The day was a slow- paced one, with our team disseminated to teach students of different grades. After supervising students of classes seven, eight, nine and ten Tahmid and I started asking them various concepts of science that they are expected to learn and internalise.
And I can say I have taught a curious, over enthusiastic bunch of tiny tots how to sing (!!) and DANCE (!!!!) “Baa baa black sheep” and “Twinkle twinkle little star”. And much later in the day, how to determine the “purbo-poshchim-uttor-dokkhin” with a compass (a name they had never heard before), and the English meanings of them, which they made a point of making me repeat over and over again till they had it safely embedded in their minds and written on their small palms so that they never forget.
As the Jummah Waqt neared, and the wiser members of the tribe started reflecting on “how easy Allah has made it for us to follow Islam”, Suhailey apu (another very- I –mean-VERY) wise member of the tribe exclaimed, “Allah is SO CUTE!!” :D
Many funny things happened in our tour!

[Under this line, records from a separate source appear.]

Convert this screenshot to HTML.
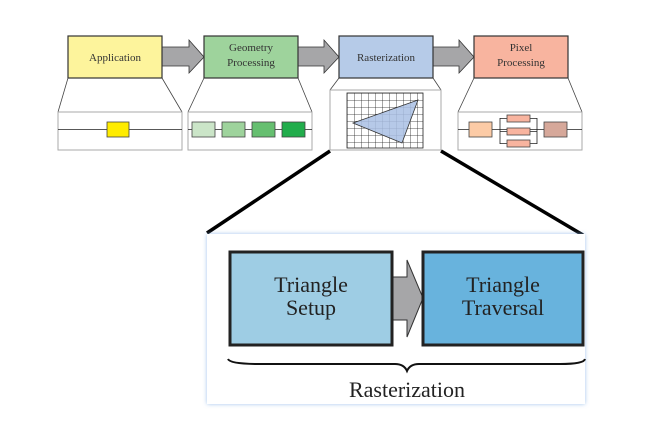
<!DOCTYPE html>
<html><head><style>body{margin:0;background:#fff}svg{display:block}</style></head><body>
<svg width="668" height="429" viewBox="0 0 668 429" xmlns="http://www.w3.org/2000/svg" font-family="Liberation Serif, serif">
<defs><pattern id="g" x="347" y="93" width="7" height="7" patternUnits="userSpaceOnUse"><path d="M0 0H7M0 0V7" stroke="#222" stroke-width="0.8" fill="none"/></pattern>
<filter id="sh"><feDropShadow dx="0" dy="0" stdDeviation="2" flood-color="#8ab4e8" flood-opacity="0.8"/></filter></defs>
<!-- top arrows -->
<g fill="#a6a6a8" stroke="#333" stroke-width="0.8">
<path d="M162 47H189V40L204 57L189 73V66H162Z"/>
<path d="M298 47H324V40L339 57L324 73V66H298Z"/>
<path d="M433 47H459V40L474 57L459 73V66H433Z"/>
</g>
<!-- boxes -->
<g stroke="#333" stroke-width="1.2">
<rect x="68" y="36" width="94" height="42" fill="#fdf49c"/>
<rect x="204" y="36" width="94" height="42" fill="#9ed39c"/>
<rect x="339" y="36" width="94" height="42" fill="#b6cbe8"/>
<rect x="474" y="36" width="94" height="42" fill="#f8b49f"/>
</g>
<g font-size="11" fill="#333" text-anchor="middle">
<text x="115" y="61">Application</text>
<text x="251" y="51">Geometry</text><text x="251" y="66">Processing</text>
<text x="386" y="61">Rasterization</text>
<text x="521" y="51">Pixel</text><text x="521" y="66">Processing</text>
</g>
<!-- trapezoid lines -->
<g stroke="#444" stroke-width="0.8" fill="none">
<path d="M68 78L58 112M162 78L182 112M204 78L188 112M298 78L312 112M339 78L330 90M433 78L441 90M474 78L458 112M568 78L582 112"/>
</g>
<!-- panels -->
<g fill="#fff" stroke="#aaa" stroke-width="1">
<rect x="58" y="112" width="124" height="38"/>
<rect x="188" y="112" width="124" height="38"/>
<rect x="330" y="90" width="111" height="60"/>
<rect x="458" y="112" width="124" height="38"/>
</g>
<g stroke="#222" stroke-width="0.8" fill="none">
<path d="M58 129.5H182M188 129.5H312M458 129.5H582"/>
<path d="M500 118V144M537 118V144M500 118.5H507M500 131.5H507M500 143.5H507M530 118.5H537M530 131.5H537M530 143.5H537"/>
</g>
<g stroke="#444" stroke-width="0.8">
<rect x="107" y="122" width="22" height="15" fill="#ffec00"/>
<rect x="192" y="122" width="23" height="15" fill="#cbe5c8"/>
<rect x="222" y="122" width="23" height="15" fill="#9ed39c"/>
<rect x="252" y="122" width="23" height="15" fill="#66bf70"/>
<rect x="282" y="122" width="23" height="15" fill="#22ad4c"/>
<rect x="469" y="122" width="23" height="15" fill="#fccba6"/>
<rect x="507" y="115" width="23" height="7" fill="#f8b49f"/>
<rect x="507" y="128" width="23" height="7" fill="#f8b49f"/>
<rect x="507" y="140" width="23" height="7" fill="#f8b49f"/>
<rect x="544" y="122" width="23" height="15" fill="#d6a89a"/>
</g>
<rect x="347" y="93" width="76" height="55" fill="url(#g)" stroke="#222" stroke-width="0.8"/>
<path d="M353 123L418 100L402 143Z" fill="#a9c0e4" fill-opacity="0.85" stroke="#333" stroke-width="0.8"/>
<!-- zoom lines -->
<g stroke="#000" stroke-width="3.5"><path d="M330 151L207 233M441 151L583 235"/></g>
<!-- bottom panel -->
<rect x="207" y="234" width="378" height="170" fill="#fff" filter="url(#sh)"/>
<path d="M392 277H407V260L423 298L407 337V320H392Z" fill="#a6a6a8" stroke="#333" stroke-width="1"/>
<rect x="230" y="252" width="162" height="93" fill="#9ecde4" stroke="#222" stroke-width="3"/>
<rect x="423" y="252" width="160" height="93" fill="#68b3dd" stroke="#222" stroke-width="3"/>
<g font-size="22" fill="#222" text-anchor="middle">
<text x="311" y="292">Triangle</text><text x="311" y="315">Setup</text>
<text x="503" y="292">Triangle</text><text x="503" y="315">Traversal</text>
<text x="407" y="397">Rasterization</text>
</g>
<path d="M228 359Q230 364 260 364H395Q404 364 407 371Q410 364 419 364H560Q584 364 585 359" fill="none" stroke="#111" stroke-width="2"/>
</svg>
</body></html>
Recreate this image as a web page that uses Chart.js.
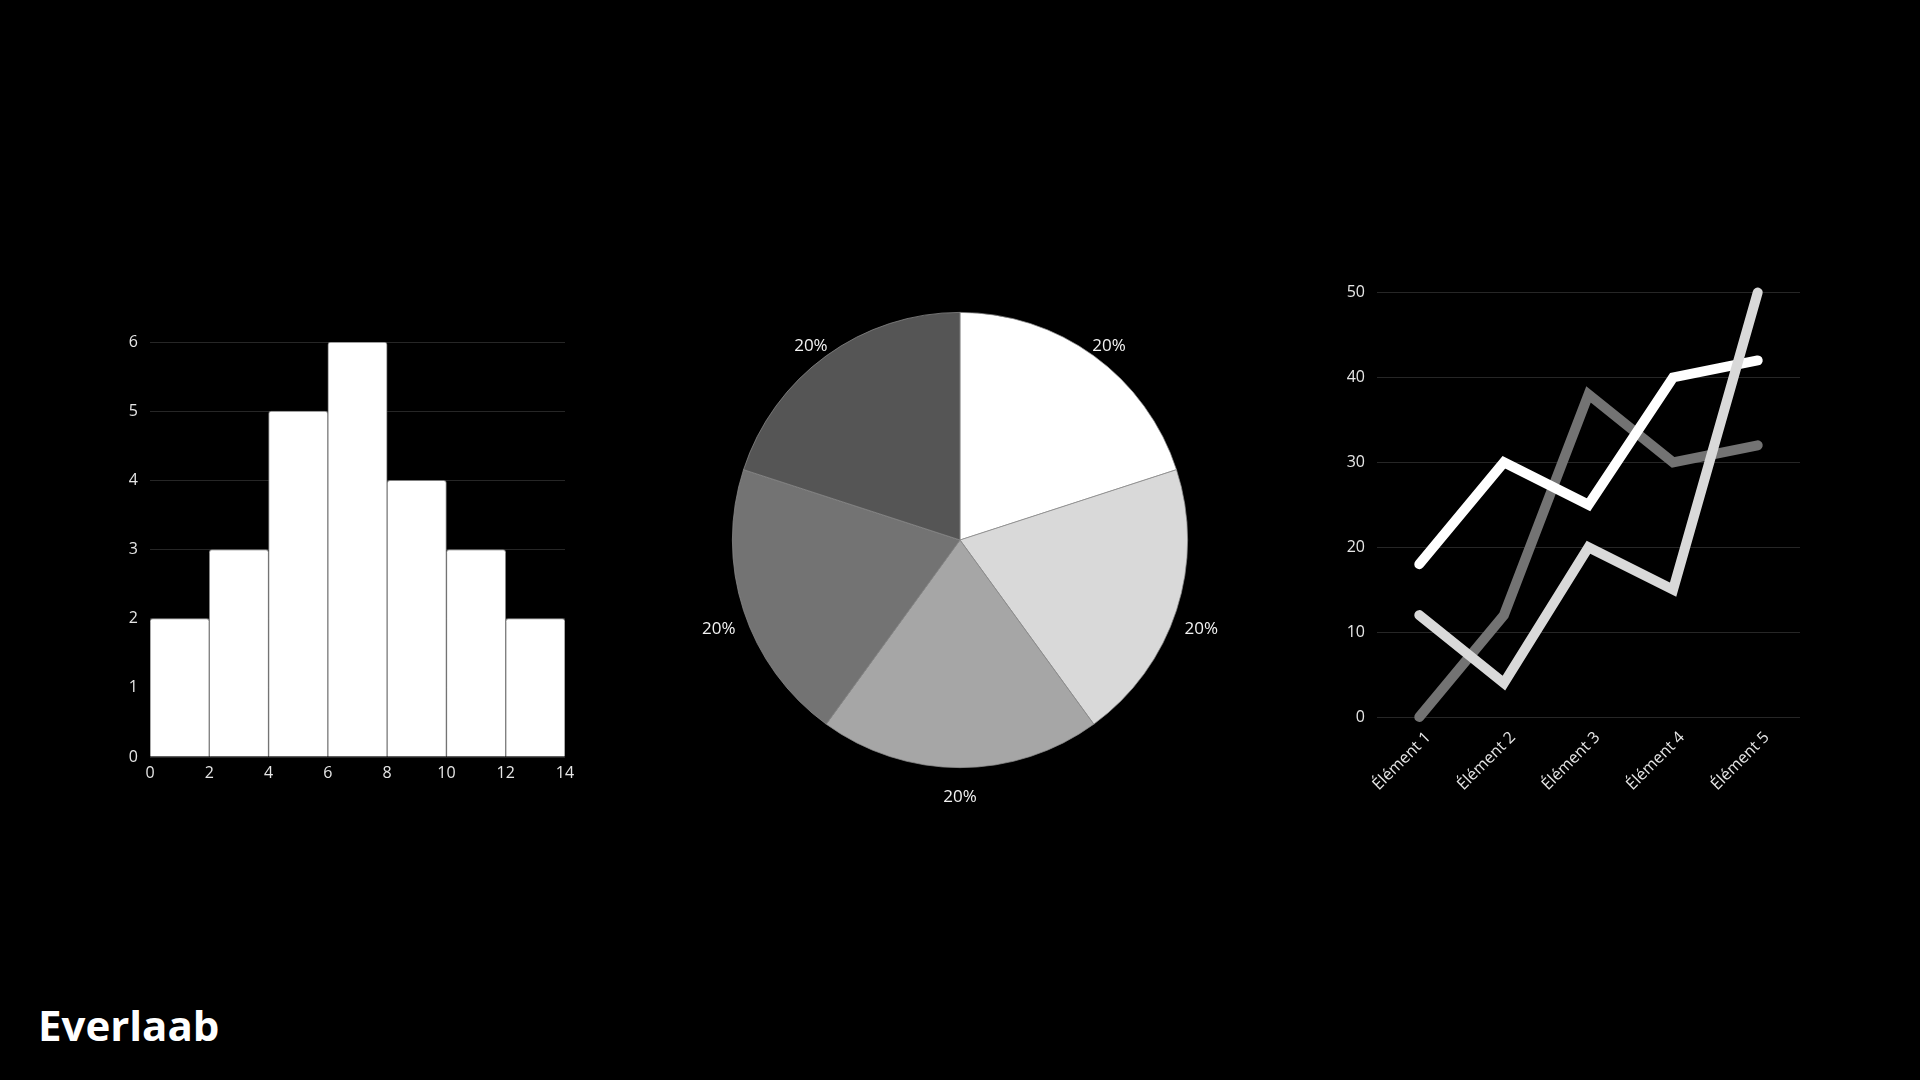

And of course there was Annie apu declaring “Ei dekho..ami kintu ekta meye..ami kintu AACHAR khai!!” as the sumptuous kodbel and kamranga treats were prepared after the dinner.
With darkness embracing the small village once again, we went to our huge “khotkhoti” bed, with our bags already packed, and our hearts heavy from the thought of leaving the next day, from a place where the people never stop to say “I have a dream…and I know I will make it happen”..No matter how elusive their dreams might be.